Why This Approach Outperforms Standard Home Training

Many young setters practice at home by simply setting a ball against a wall or over a net for extended periods. While this has some value, it lacks the intentionality of a calm, structured environment. By designing the space, adding a pre-training ritual, and using focused language, you turn every rep into a learning opportunity. The result is not just a better setter, but a more resilient and self-aware athlete.

For further reading on motor learning and environment design, the American Volleyball Coaches Association provides excellent resources on developing training plans that emphasize spatial awareness and focus. Additionally, sports psychologists have explored how environmental control affects learning and performance. To deepen your understanding of these principles, you can explore a comprehensive overview of motor learning theory that applies directly to skill acquisition in sports. For more practical volleyball training ideas, the AVCA is an invaluable resource.

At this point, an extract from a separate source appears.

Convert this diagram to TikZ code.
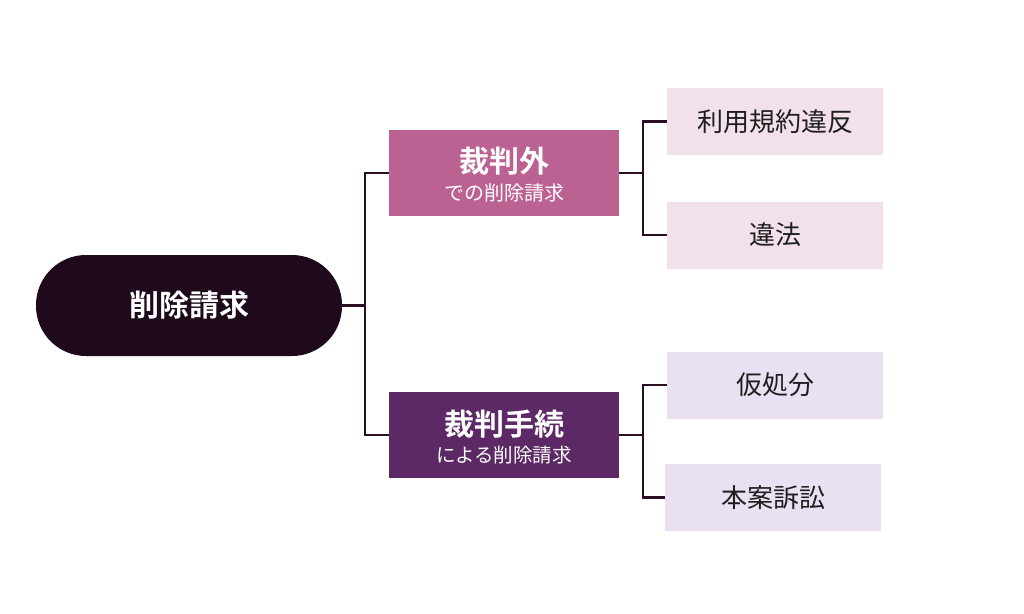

Creating a calm environment for setter training at home is not about perfection. It is about intention. Every small improvement in the physical space, the daily routine, and the communication style compounds into noticeable growth. The setter who can find quiet concentration at home will be the player who keeps their composure when the gym is loud and the match is on the line. Start with one change today – clear a corner, set a timer, and breathe. The results will speak for themselves.